From the results of Scenario-S at the last line in Table 5, it is found that the POD and FAR of severe convective storms of Scenario-S are slightly improved but the POD and CSI (weaken from 0.39 to 0.08) of medium convective storms are significantly decreased. However, Table 3 has shown that the total number of medium convective storms is greater than the total number of strong convective storms in nature. Therefore, the use of NWP variables can noticeably improve the prediction of convective storms, especially for medium cases. This finding also indicates the importance of the variables from real-time NWP data for the SWIPE model.

5. Case Studies

After determining a nominally optimal SWIPE prediction model, we have deployed it to provide sudden convective storm tracking and warning using H08/AHI data in NRT since 1 April 2018 at NSMC/CMA. For the H08/AHI data within a 10 min interval and 2 km spatial resolution, the averaged time cost of this SWIPE algorithm for tracking and warning sudden local convective storms over the East Asian area mentioned before is about 4 minutes, which can meet the latency requirement for operational nowcasting applications. Two typical sudden local convective storm cases tracked by the SWIPE are illustrated in detail as follows for demonstration purposes.

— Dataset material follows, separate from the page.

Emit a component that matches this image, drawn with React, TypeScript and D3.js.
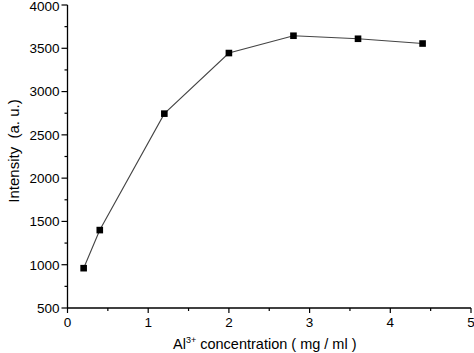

5.1. Case-1 at 07:00 UTC on 23 April 2018

The NRT SWIPE processing system successfully captured a medium sudden local convective storm case at 07:00 UTC (Beijing time 15:00) on 23 April 2018 in the Hainan province of China. This island is one of the southernmost islands of China with a mean latitude of 19°N, which has a typical tropical monsoon climate and tropical marine climate [33]. It is not surprising that this area often suffers from the attack of severe convective storm weather systems, in particular in the summertime. In addition, we also find many convective storm samples tracked by SWIPE from April to October in Figure 1. For precipitation, the ground station test results are the most accurate. The precipitation products are tested with the results of the ground test as the true value [16,38].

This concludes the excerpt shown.